Freud: Stringed instruments frequently symbolize the body’s erogenous zones. To hold the lyre is to hold permitted desire: chaste yet sensual, controlled yet quivering. If guilt follows the music, check where sensuality was shamed; if joy dominates, libido is flowing into healthy sublimation.

What to Do Next?

  1. Morning Tuning: Before speaking to anyone, hum one note that feels “true” today. Notice where it resonates in your body; journal the emotion.
  2. Three-Line Psalm: Write a mini-song/poem nightly for seven days. Do not edit; let the unconscious strum.
  3. Reality Check Chord: When anxiety spikes, imagine placing your fingers on invisible strings and releasing a slow arpeggio. Breath follows sound; cortisol drops.
  4. Share the Stage: Within two weeks, perform—read the poem, play the guitar, sing the birthday voicemail. Transfer dream courage to waking air.

FAQ

What does it mean if the lyre strings keep breaking?

It signals over-tension in waking life—rigid schedules, people-pleasing, or suppressed anger. Loosen demands before your body finds a more painful way to “snap.”

Is dreaming of a lyre a sign I should pursue music?

Not necessarily a career shift, but the dream insists you incorporate musical or rhythmic elements—dance class, playlist creation, chanting meditation—into your self-care.

Does the lyre promise romantic love like Miller said?

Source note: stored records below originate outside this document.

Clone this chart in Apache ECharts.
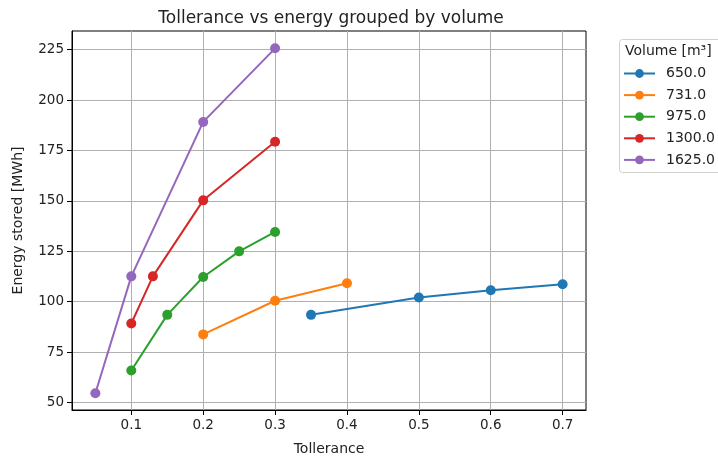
<!DOCTYPE html>
<html>
<head>
<meta charset="utf-8">
<script src="https://cdn.jsdelivr.net/npm/echarts@6/dist/echarts.min.js"></script>
<style>
  html, body { margin: 0; padding: 0; background: #fff; }
  #main { width: 718px; height: 461px; }
</style>
</head>
<body>
<div id="main"></div>
<script>
// data
var volumes = ['650.0', '731.0', '975.0', '1300.0', '1625.0'];
var colors = ['#1f77b4', '#ff7f0e', '#2ca02c', '#d62728', '#9467bd'];

var tol650 = [0.35, 0.5, 0.6, 0.7];
var e650 = [93.5, 102.1, 105.7, 108.7];
var tol731 = [0.2, 0.3, 0.4];
var e731 = [83.8, 100.5, 109.2];
var tol975 = [0.1, 0.15, 0.2, 0.25, 0.3];
var e975 = [65.9, 93.5, 112.3, 125.0, 134.6];
var tol1300 = [0.1, 0.13, 0.2, 0.3];
var e1300 = [89.2, 112.6, 150.3, 179.4];
var tol1625 = [0.05, 0.1, 0.2, 0.3];
var e1625 = [54.6, 112.6, 189.2, 225.7];

var xTicks = [0.1, 0.2, 0.3, 0.4, 0.5, 0.6, 0.7];
var yTicks = [50, 75, 100, 125, 150, 175, 200, 225];

var groups = [[tol650, e650], [tol731, e731], [tol975, e975], [tol1300, e1300], [tol1625, e1625]];

var font = 'DejaVu Sans';
var txt = '#222';

function pairs(xs, ys) {
    var out = [];
    for (var i = 0; i < xs.length; i++) {
        out.push([xs[i], ys[i]]);
    }
    return out;
}

var series = groups.map(function (g, i) {
    return {
        name: volumes[i],
        type: 'line',
        data: pairs(g[0], g[1]),
        symbol: 'circle',
        symbolSize: 10,
        showSymbol: true,
        lineStyle: { width: 2, color: colors[i] },
        itemStyle: { color: colors[i] },
        animation: false
    };
});

var myChart = echarts.init(document.getElementById('main'));
var option = {
    backgroundColor: '#fff',
    textStyle: { fontFamily: font },
    title: {
        text: 'Tollerance vs energy grouped by volume',
        left: 326,
        textAlign: 'center',
        top: 5,
        textStyle: { fontFamily: font, fontSize: 17, fontWeight: 'normal', color: txt }
    },
    grid: {
        left: 72, right: 132, top: 31, bottom: 46.5,
        show: true, borderColor: '#000', borderWidth: 1,
        containLabel: false
    },
    legend: {
        orient: 'vertical',
        left: 623,
        top: 66.5,
        padding: 0,
        itemWidth: 31,
        itemHeight: 11,
        itemGap: 7.6,
        data: volumes,
        textStyle: { fontFamily: font, fontSize: 14, color: txt, padding: [0, 0, 0, 6] }
    },
    graphic: [
        {
            type: 'rect',
            shape: { x: 619.5, y: 39.5, width: 110, height: 133, r: 3 },
            style: { fill: '#fff', stroke: '#d0d0d0', lineWidth: 1 },
            z: -1
        },
        {
            type: 'text',
            x: 625, y: 44,
            style: { text: 'Volume [m³]', font: '14px "DejaVu Sans"', fill: txt }
        }
    ],
    xAxis: {
        type: 'value',
        min: 0.0175,
        max: 0.7325,
        name: 'Tollerance',
        nameLocation: 'middle',
        nameGap: 32,
        nameTextStyle: { fontFamily: font, fontSize: 14, color: txt },
        axisLine: { show: true, lineStyle: { color: '#000', width: 1 } },
        axisTick: { show: true, length: 5, customValues: xTicks, lineStyle: { color: '#000' } },
        axisLabel: {
            customValues: xTicks,
            fontSize: 13.5, color: txt, margin: 8,
            formatter: function (v) { return v.toFixed(1); }
        },
        splitLine: { show: true, lineStyle: { color: '#b0b0b0', width: 1 } }
    },
    yAxis: {
        type: 'value',
        min: 46.3,
        max: 234.3,
        name: 'Energy stored [MWh]',
        nameLocation: 'middle',
        nameGap: 47,
        nameTextStyle: { fontFamily: font, fontSize: 14, color: txt },
        axisLine: { show: true, lineStyle: { color: '#000', width: 1 } },
        axisTick: { show: true, length: 5, customValues: yTicks, lineStyle: { color: '#000' } },
        axisLabel: { customValues: yTicks, fontSize: 13.5, color: txt, margin: 8 },
        splitLine: { show: true, lineStyle: { color: '#b0b0b0', width: 1 } }
    },
    series: series
};
myChart.setOption(option);
</script>
</body>
</html>
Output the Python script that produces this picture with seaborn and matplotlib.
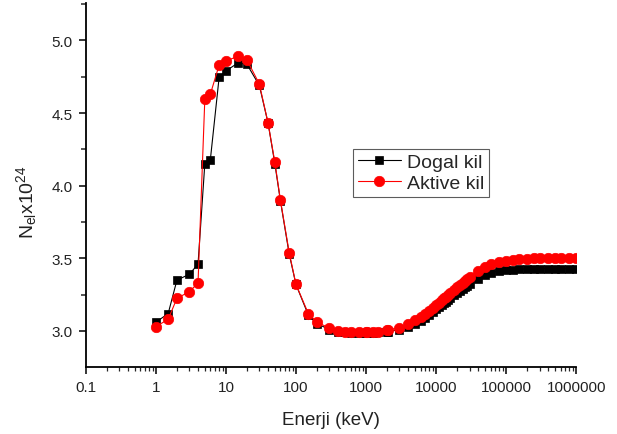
import numpy as np
import pandas as pd
import matplotlib
matplotlib.use("Agg")
import matplotlib.pyplot as plt
import matplotlib.ticker as mticker
import seaborn as sns

# Photon energies (keV)
energy = [1, 1.5, 2, 3, 4, 5, 6, 8, 10, 15, 20, 30, 40, 50, 60, 80, 100,
          150, 200, 300, 400, 500, 600, 800, 1000, 1022, 1250, 1500, 2000, 2044,
          3000, 4000, 5000, 6000, 7000, 8000, 9000, 10000, 11000, 12000, 13000,
          14000, 15000, 16000, 18000, 20000, 22000, 24000, 26000, 28000, 30000,
          40000, 50000, 60000, 80000, 100000, 125000, 150000, 200000, 250000,
          300000, 400000, 500000, 600000, 800000, 1000000]

# Nel x 10^24 - Dogal kil
dogal = [3.06, 3.12, 3.35, 3.39, 3.46, 4.15, 4.18, 4.745, 4.79, 4.846, 4.835,
         4.69, 4.43, 4.15, 3.895, 3.53, 3.32,
         3.11, 3.05, 3.01, 2.995, 2.99, 2.985, 2.985, 2.985, 2.985, 2.985, 2.99,
         2.995, 2.995,
         3.01, 3.03, 3.05, 3.07, 3.09, 3.11, 3.13, 3.15, 3.165, 3.18, 3.19,
         3.20, 3.215, 3.225, 3.245, 3.26, 3.275, 3.29, 3.30, 3.31, 3.32,
         3.36, 3.385, 3.40, 3.415, 3.42, 3.423, 3.425, 3.428, 3.429,
         3.43, 3.43, 3.43, 3.43, 3.43, 3.43]

# Nel x 10^24 - Aktive kil
aktive = [3.03, 3.08, 3.225, 3.27, 3.33, 4.595, 4.63, 4.83, 4.86, 4.89, 4.865,
          4.70, 4.43, 4.16, 3.90, 3.54, 3.32,
          3.12, 3.06, 3.02, 3.00, 2.995, 2.99, 2.99, 2.99, 2.99, 2.99, 2.995,
          3.01, 3.01,
          3.02, 3.05, 3.075, 3.095, 3.12, 3.14, 3.16, 3.18, 3.195, 3.21, 3.225,
          3.235, 3.25, 3.26, 3.28, 3.30, 3.315, 3.33, 3.345, 3.355, 3.37,
          3.415, 3.44, 3.46, 3.475, 3.485, 3.49, 3.493, 3.497, 3.499,
          3.50, 3.50, 3.50, 3.50, 3.50, 3.50]

series_names = ["Dogal kil", "Aktive kil"]
x_tick_values = [0.1, 1, 10, 100, 1000, 10000, 100000, 1000000]
x_tick_labels = ["0.1", "1", "10", "100", "1000", "10000", "100000", "1000000"]
y_tick_values = [3.0, 3.5, 4.0, 4.5, 5.0]

sns.set_style("white")
plt.rcParams["font.family"] = ["Liberation Sans", "DejaVu Sans"]
plt.rcParams["mathtext.fontset"] = "custom"
plt.rcParams["mathtext.rm"] = "Liberation Sans"
plt.rcParams["mathtext.it"] = "Liberation Sans:italic"

fig = plt.figure(figsize=(6.17, 4.35), dpi=100)
ax = fig.add_axes([0.139, 0.154, 0.795, 0.836])

df1 = pd.DataFrame({"E": energy, "N": dogal})
df2 = pd.DataFrame({"E": energy, "N": aktive})

sns.lineplot(data=df1, x="E", y="N", ax=ax, color="black", linewidth=0.8,
             marker="s", markersize=6.2, markeredgecolor="black",
             markeredgewidth=0.5, label=series_names[0])
sns.lineplot(data=df2, x="E", y="N", ax=ax, color="red", linewidth=0.8,
             marker="o", markersize=7.5, markeredgecolor="red",
             markeredgewidth=0.5, label=series_names[1])

ax.set_xscale("log")
ax.set_xlim(0.1, 1000000)
ax.set_ylim(2.752, 5.255)

ax.xaxis.set_major_locator(mticker.FixedLocator(x_tick_values))
ax.xaxis.set_major_formatter(mticker.FixedFormatter(x_tick_labels))
ax.xaxis.set_minor_locator(mticker.LogLocator(base=10, subs=np.arange(2, 10), numticks=20))
ax.xaxis.set_minor_formatter(mticker.NullFormatter())

ax.yaxis.set_major_locator(mticker.FixedLocator(y_tick_values))
ax.yaxis.set_major_formatter(mticker.FormatStrFormatter("%.1f"))
ax.yaxis.set_minor_locator(mticker.MultipleLocator(0.25))

ax.tick_params(axis="both", which="major", direction="out", length=5, width=1.1,
               labelsize=11, color="black", labelcolor="#222222",
               left=True, bottom=True, pad=4.5)
ax.tick_params(axis="x", which="minor", direction="out", length=3, width=0.9,
               bottom=True)
ax.tick_params(axis="y", which="minor", direction="out", length=3.5, width=1.1,
               left=True)

for side in ["top", "right"]:
    ax.spines[side].set_visible(False)
for side in ["left", "bottom"]:
    ax.spines[side].set_linewidth(1.3)
    ax.spines[side].set_color("black")

ax.set_xlabel("Enerji (keV)", fontsize=13.5, color="#222222", labelpad=12)
ax.set_ylabel(r"N$_{\mathrm{el}}$x10$^{24}$", fontsize=14, color="#222222")
ax.yaxis.set_label_coords(-0.095, 0.455)

leg = ax.legend(loc="upper left", bbox_to_anchor=(0.545, 0.6), fontsize=14,
                frameon=True, fancybox=False, edgecolor="#333333",
                handlelength=2.2, handletextpad=0.3, borderpad=0.25,
                labelspacing=0.15, borderaxespad=0)
leg.get_frame().set_linewidth(0.8)

fig.savefig("out.png", dpi=100, facecolor="white")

It promises harmony. If your relationship field is discordant, the dream previews a partner—or self-love—that resonates. Action is still required: you must play, not just hold, the instrument.

Summary

A lyre in your hand is the soul’s memo that you are both composer and instrument; harmony is never imposed from outside, it is tuned from within. Sound your inner strings boldly and the outer world—be it love, work, or spirit—will find the rhythm to accompany you.

From the 1901 Archives

"To dream of listening to the music of a lyre, foretells chaste pleasures and congenial companionship. Business will run smoothly. For a young woman to dream of playing on one, denotes that she will enjoy the undivided affection of a worthy man. `` And they dreamed a dream both of them, each man his dream in one night, each man according to his interpretation of his dream, the butler and the baker of the King of Egypt, which were bound in the prison .''— Gen. xl., 5."